London Dispersion Forces, present in all atoms and molecules, originate from the instantaneous, fluctuating electron clouds that create temporary dipoles. Dipole-Dipole forces occur between polar molecules that possess permanent positive and negative ends, leading to attractive alignment. Debye forces describe the interaction between a permanent dipole and an induced dipole it creates in a neighboring non-polar molecule.
Defining the Hamaker Constant
The Hamaker constant, denoted by the symbol A, is a material-specific parameter that quantifies the strength of Van der Waals interactions between two macroscopic bodies through an intervening medium. It is typically expressed in units of energy, specifically Joules (J). A higher Hamaker constant generally indicates stronger attractive forces between the interacting materials.

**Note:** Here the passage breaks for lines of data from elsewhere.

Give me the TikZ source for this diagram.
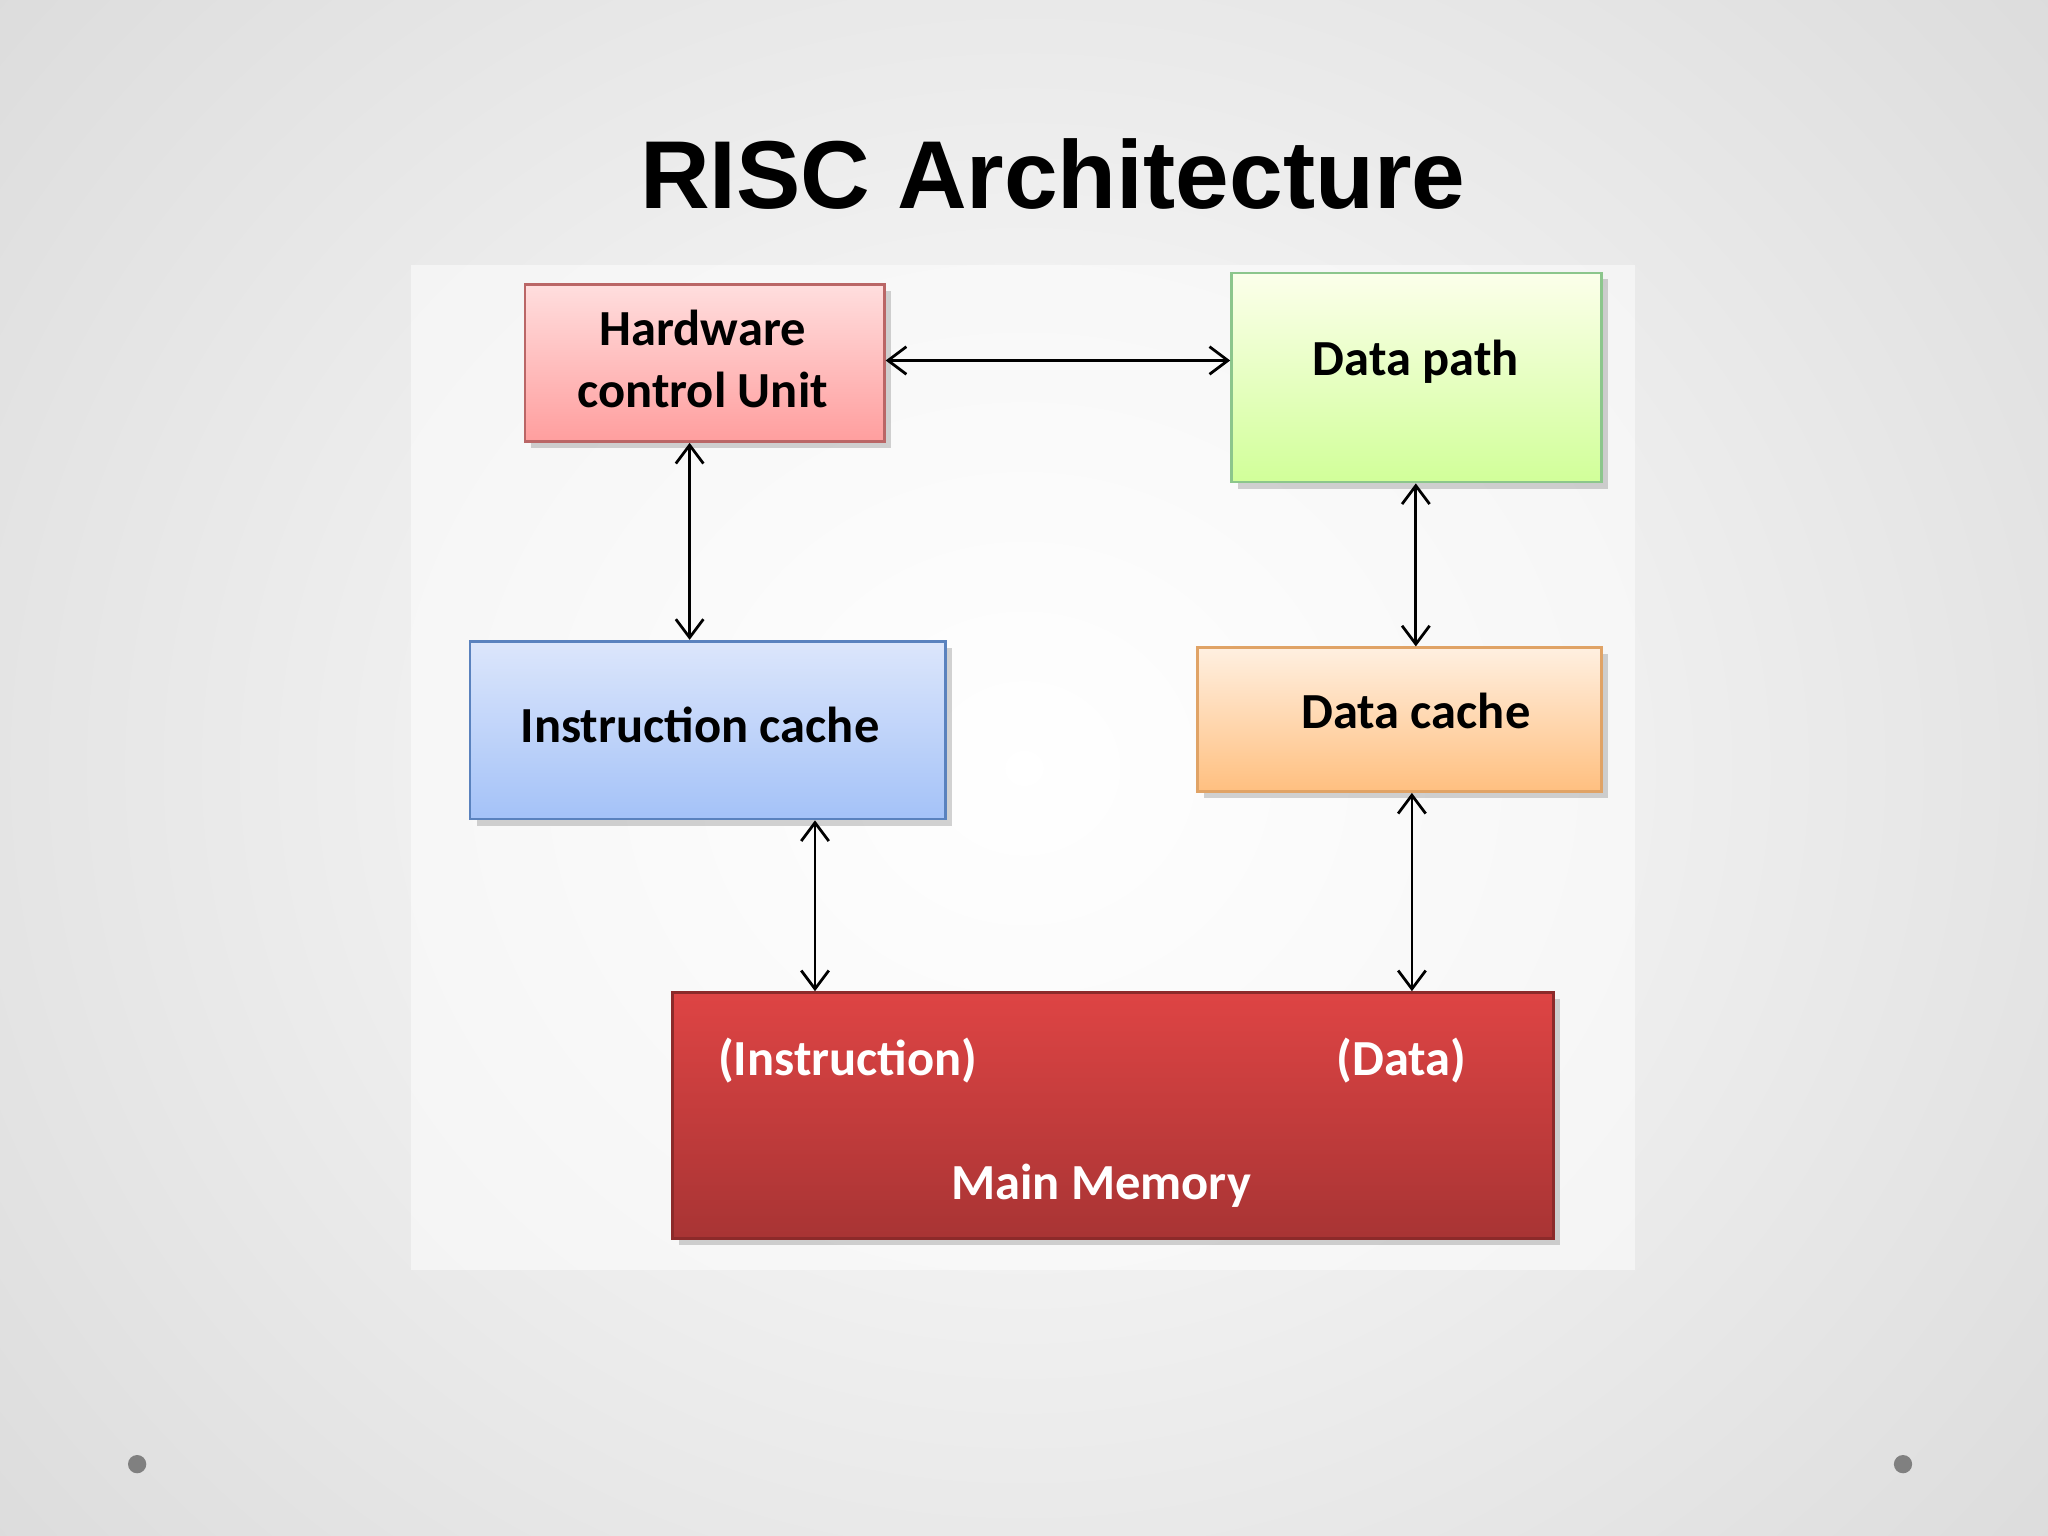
\documentclass[tikz,border=0pt]{standalone}
\usepackage{fontspec}
\setmainfont{Carlito}
\newfontfamily\titlefont{Liberation Sans}
\usetikzlibrary{arrows.meta,shadows}
\definecolor{bgout}{HTML}{DADADA}
\definecolor{bluetop}{HTML}{DCE6FB}
\definecolor{bluebot}{HTML}{A4C2F8}
\definecolor{blueline}{HTML}{5A82BE}
\definecolor{memtop}{HTML}{DE4444}
\definecolor{membot}{HTML}{A83434}
\definecolor{memline}{HTML}{8C2A2A}
\tikzset{
  box/.style={draw, line width=0.6pt, inner sep=0pt,
    drop shadow={shadow xshift=0.5mm, shadow yshift=-0.5mm, opacity=0.35}},
  lbl/.style={font=\bfseries\fontsize{11pt}{13.5pt}\selectfont, align=center},
  link/.style={<->, >={Straight Barb[length=4pt,width=6pt]}, line width=0.6pt, black}
}
\begin{document}
\begin{tikzpicture}[x=0.01cm,y=-0.01cm]
\useasboundingbox (0,0) rectangle (1568,1176);
\shade[inner color=white, outer color=bgout] (-300,-400) rectangle (1868,1576);
\fill[white, opacity=0.5] (315,203) rectangle (1252,972);
\node[font=\titlefont\bfseries\fontsize{21pt}{25pt}\selectfont, text=black] (title) at (806,133) {RISC Architecture};
\node[box, draw=red!55!black!60, top color=red!13, bottom color=red!38, minimum width=2.75cm, minimum height=1.2cm] (hcu) at (539.5,278) {};
\node[lbl] (hcut) at (538,275) {Hardware\\control Unit};
\node[box, draw=green!50!black!45, top color=green!15!yellow!8, bottom color=green!45!yellow!40, minimum width=2.83cm, minimum height=1.6cm] (dp) at (1084.5,289) {};
\node[lbl] (dpt) at (1084,277) {Data path};
\node[box, draw=blueline, top color=bluetop, bottom color=bluebot, minimum width=3.64cm, minimum height=1.36cm] (ic) at (542,559) {};
\node[lbl] (ict) at (536,555) {Instruction cache};
\node[box, draw=orange!80!black!60, top color=orange!12, bottom color=orange!50, minimum width=3.09cm, minimum height=1.1cm] (dc) at (1071.5,551) {};
\node[lbl] (dct) at (1084,544) {Data cache};
\node[box, draw=memline, top color=memtop, bottom color=membot, minimum width=6.74cm, minimum height=1.88cm] (mm) at (852,854) {};
\node[lbl, text=white] (mi) at (649,812) {(Instruction)};
\node[lbl, text=white] (md) at (1073,812) {(Data)};
\node[lbl, text=white] (mml) at (843,908) {Main Memory};
\coordinate (x1) at (528,0);
\coordinate (x2) at (1084,0);
\coordinate (x3) at (624,0);
\coordinate (x4) at (1081,0);
\coordinate (y1) at (0,276);
\draw[link] (hcu.east |- y1) -- (dp.west |- y1);
\draw[link] (hcu.south -| x1) -- (ic.north -| x1);
\draw[link] (dp.south -| x2) -- (dc.north -| x2);
\draw[link] (ic.south -| x3) -- (mm.north -| x3);
\draw[link] (dc.south -| x4) -- (mm.north -| x4);
\fill[gray] (105,1121) circle (7);
\fill[gray] (1457,1121) circle (7);
\end{tikzpicture}
\end{document}
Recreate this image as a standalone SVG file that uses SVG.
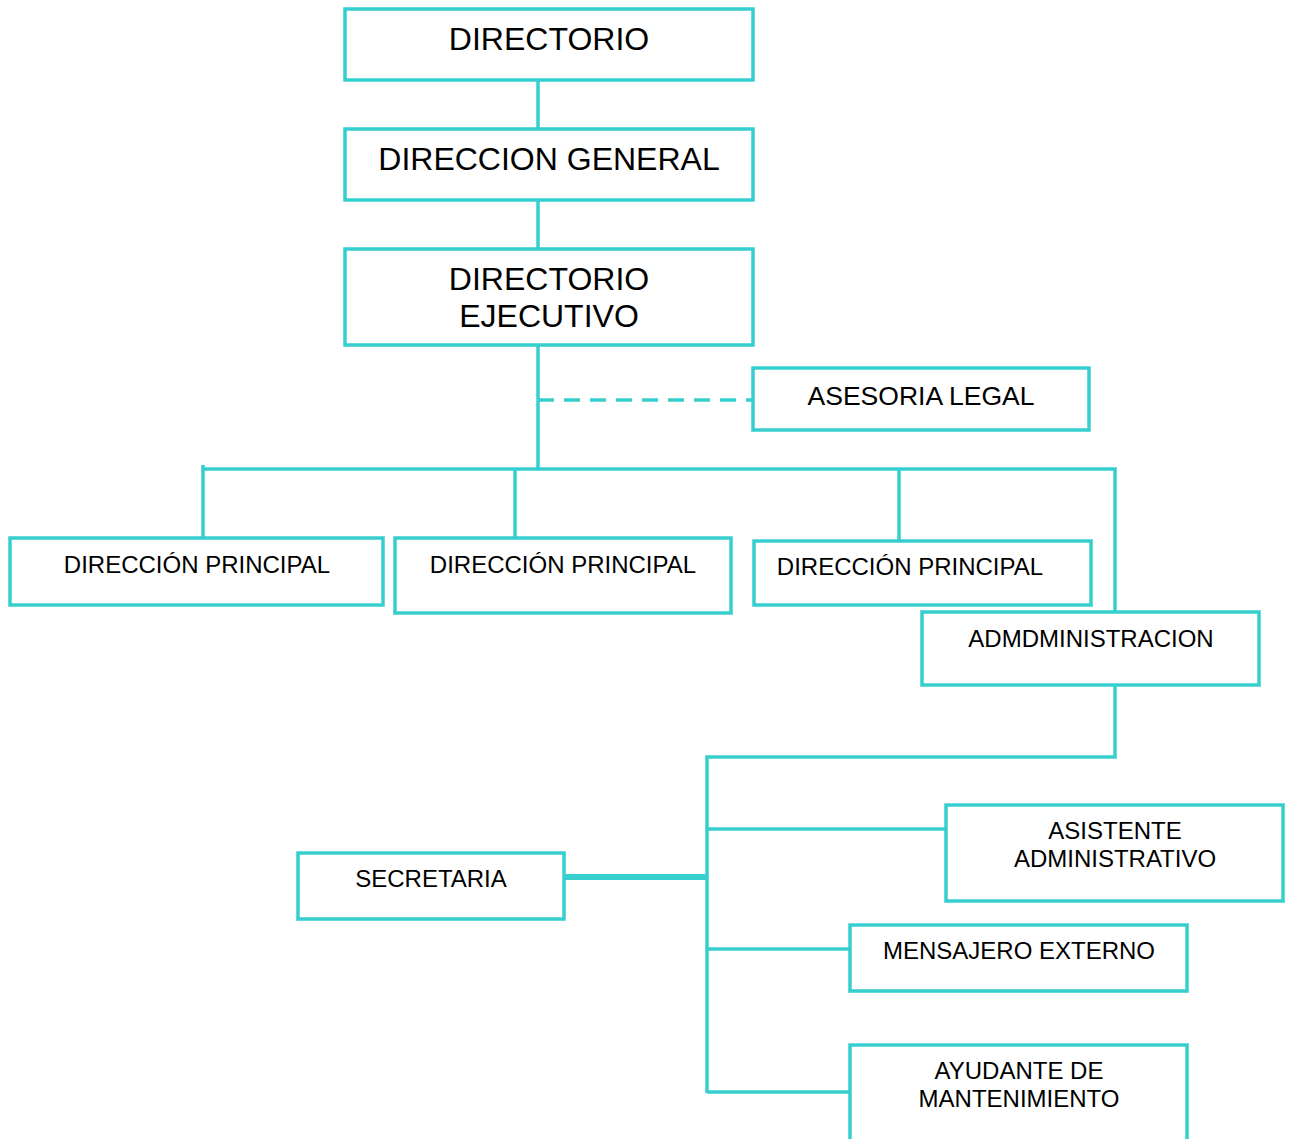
<svg xmlns="http://www.w3.org/2000/svg" width="1291" height="1139" viewBox="0 0 1291 1139">
<style>
.box{fill:#fff;stroke:#36CECE;stroke-width:3.5}
.ln{fill:none;stroke:#36CECE;stroke-width:3.5}
.thick{stroke-width:6}
.t{font-family:"Liberation Sans",Arial,sans-serif;fill:#000;text-anchor:middle}
.big{font-size:32px}
.med{font-size:26.5px}
.sm{font-size:24px}
</style>
<rect width="1291" height="1139" fill="#fff"/>
<g id="connectors">
<line class="ln" x1="538" y1="80" x2="538" y2="129"/>
<line class="ln" x1="538" y1="200" x2="538" y2="249"/>
<line class="ln" x1="538" y1="345" x2="538" y2="469"/>
<line class="ln" x1="538" y1="400" x2="752" y2="400" stroke-dasharray="16,10"/>
<polyline class="ln" points="203,465 203,469 1115,469 1115,612"/>
<line class="ln" x1="203" y1="469" x2="203" y2="538"/>
<line class="ln" x1="515" y1="469" x2="515" y2="538"/>
<line class="ln" x1="899" y1="469" x2="899" y2="541"/>
<polyline class="ln" points="1115,685 1115,757 707,757 707,1093"/>
<line class="ln" x1="707" y1="829" x2="946" y2="829"/>
<line class="ln thick" x1="564" y1="877" x2="707" y2="877"/>
<line class="ln" x1="707" y1="949" x2="850" y2="949"/>
<line class="ln" x1="707" y1="1092" x2="850" y2="1092"/>
</g>
<g id="directorio">
<rect class="box" x="345" y="9" width="408" height="71"/>
<text class="t big" x="549" y="50">DIRECTORIO</text>
</g>
<g id="direccion-general">
<rect class="box" x="345" y="129" width="408" height="71"/>
<text class="t big" x="549" y="170">DIRECCION GENERAL</text>
</g>
<g id="directorio-ejecutivo">
<rect class="box" x="345" y="249" width="408" height="96"/>
<text class="t big" x="549" y="290">DIRECTORIO</text>
<text class="t big" x="549" y="327">EJECUTIVO</text>
</g>
<g id="asesoria-legal">
<rect class="box" x="753" y="368" width="336" height="62"/>
<text class="t med" x="921" y="405">ASESORIA LEGAL</text>
</g>
<g id="direccion-principal-1">
<rect class="box" x="10" y="538" width="373" height="67"/>
<text class="t sm" x="197" y="573">DIRECCIÓN PRINCIPAL</text>
</g>
<g id="direccion-principal-2">
<rect class="box" x="395" y="538" width="336" height="75"/>
<text class="t sm" x="563" y="573">DIRECCIÓN PRINCIPAL</text>
</g>
<g id="direccion-principal-3">
<rect class="box" x="754" y="541" width="337" height="64"/>
<text class="t sm" x="910" y="575">DIRECCIÓN PRINCIPAL</text>
</g>
<g id="administracion">
<rect class="box" x="922" y="612" width="337" height="73"/>
<text class="t sm" x="1091" y="647">ADMDMINISTRACION</text>
</g>
<g id="asistente-administrativo">
<rect class="box" x="946" y="805" width="337" height="96"/>
<text class="t sm" x="1115" y="839">ASISTENTE</text>
<text class="t sm" x="1115" y="867">ADMINISTRATIVO</text>
</g>
<g id="secretaria">
<rect class="box" x="298" y="853" width="266" height="66"/>
<text class="t sm" x="431" y="887">SECRETARIA</text>
</g>
<g id="mensajero-externo">
<rect class="box" x="850" y="925" width="337" height="66"/>
<text class="t sm" x="1019" y="959">MENSAJERO EXTERNO</text>
</g>
<g id="ayudante-mantenimiento">
<rect class="box" x="850" y="1045" width="337" height="110"/>
<text class="t sm" x="1019" y="1079">AYUDANTE DE</text>
<text class="t sm" x="1019" y="1107">MANTENIMIENTO</text>
</g>
</svg>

For interactions between non-conducting solids and liquids in a vacuum or air, the Hamaker constant commonly falls within the range of (5–10) × 10⁻²⁰ J. When these interactions occur in a liquid medium, such as water, the value tends to be an order of magnitude smaller, usually in the range of (0.5–1.5) × 10⁻²⁰ J. While the original Hamaker method assumed pairwise additivity of intermolecular forces, a more rigorous and widely accepted approach for calculating this constant is the Lifshitz theory. This theory considers the macroscopic dielectric properties of the interacting materials and the medium, providing a comprehensive framework for understanding these complex attractive forces.
Factors Determining the Hamaker Constant
The value of the Hamaker constant is influenced by the intrinsic properties of the interacting materials and the nature of the medium separating them. Key material properties that play a role include their dielectric properties and refractive indices. For example, materials with high polarizability, reflected in their high dielectric constants and refractive indices, can have Hamaker constants up to an order of magnitude higher than non-conducting media.
A distinction exists between Hamaker constants for interactions in a vacuum (often denoted as A₁₁) and those in a liquid medium (A₁₃₂). The presence of an intervening medium significantly impacts the net interaction. The medium’s dielectric properties can effectively screen or dampen the attractive forces between the particles, leading to a reduction in the Hamaker constant compared to a vacuum. In some specific material-medium combinations, the Hamaker constant can even become negative, implying that the Van der Waals interactions become repulsive rather than attractive.
Real-World Applications
The Hamaker constant has broad practical significance across diverse fields, providing insights into various phenomena driven by intermolecular forces. In colloid science, it is instrumental in understanding colloid stability, which refers to whether dispersed particles will remain separated or aggregate. For instance, in products like paints, cosmetics, and food items, a suitable Hamaker constant helps ensure particles remain stably dispersed, preventing unwanted settling or clumping. A higher Hamaker constant between particles in a suspension indicates stronger attractive forces, which can lead to rapid aggregation and instability.
Beyond colloid stability, the Hamaker constant is valuable in studying adhesion phenomena. It helps characterize the attractive forces between surfaces in glues, coatings, and other adhesive systems.
In nanotechnology, the Hamaker constant is relevant for designing self-assembling systems, where controlling inter-particle attractions is paramount. It also aids in understanding interactions within microelectromechanical systems (MEMS), where forces at the micro- and nanoscale dictate device performance.